Unreasonable delay is equally dangerous. Courts require you to act with reasonable promptness once the duress has been removed. The clock does not start running while the coercion is still active, but once the pressure lifts, you are expected to move. What counts as “reasonable” depends on the circumstances, but waiting months to raise a duress defense when you could have acted within weeks is usually fatal to the claim. Courts have described this as acting “with due diligence” or “at the earliest practicable moment” after the coercive situation ends.
Silence can also be treated as ratification in some circumstances. Failing to protest at the time of signing, failing to raise the issue in subsequent communications, or failing to assert your rights when given a clear opportunity can all be used against you. Not every court requires a formal protest as a prerequisite, but the absence of any objection makes an already difficult claim significantly harder to prove.

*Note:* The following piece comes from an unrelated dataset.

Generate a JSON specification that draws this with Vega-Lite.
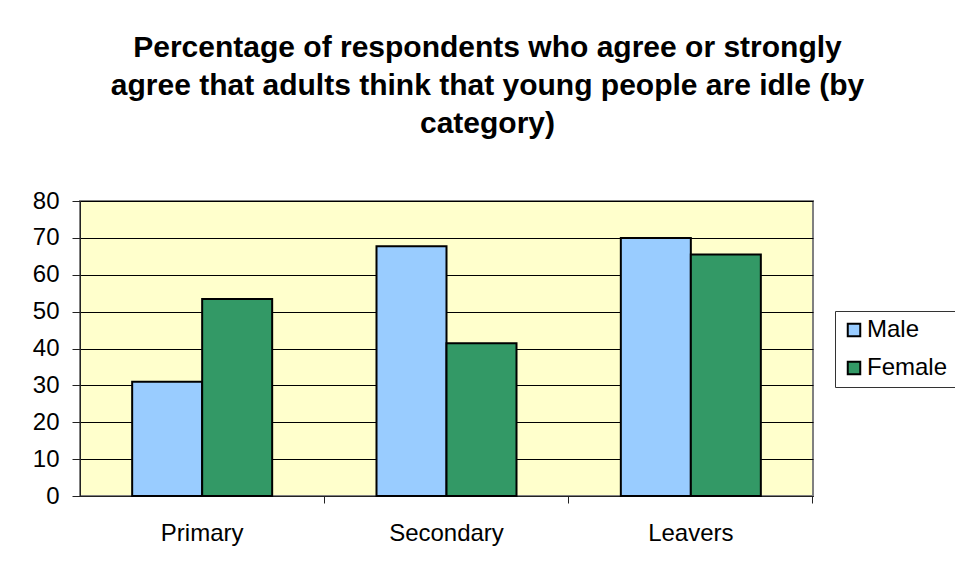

Economic duress is sometimes confused with two related but distinct contract defenses. Understanding the differences can help you identify which argument fits your situation.
Undue influence involves a relationship of trust or dependence rather than an overt threat. A financial advisor who pressures an elderly client into signing an unfavorable investment agreement is exercising undue influence, not duress. The key distinction is the source of the pressure: duress comes from external threats, while undue influence comes from the abuse of a relationship where one party has psychological or emotional power over the other.
Unconscionability focuses on the terms of the contract rather than the process of forming it. A contract can be unconscionable if its terms are so one-sided that no reasonable person would agree to them, especially when combined with a significant imbalance in bargaining power. Unlike duress, unconscionability does not require a specific threat. It asks whether the deal itself is fundamentally unfair, not whether you were coerced into signing it. Courts sometimes analyze both doctrines together, but they require different evidence and address different problems.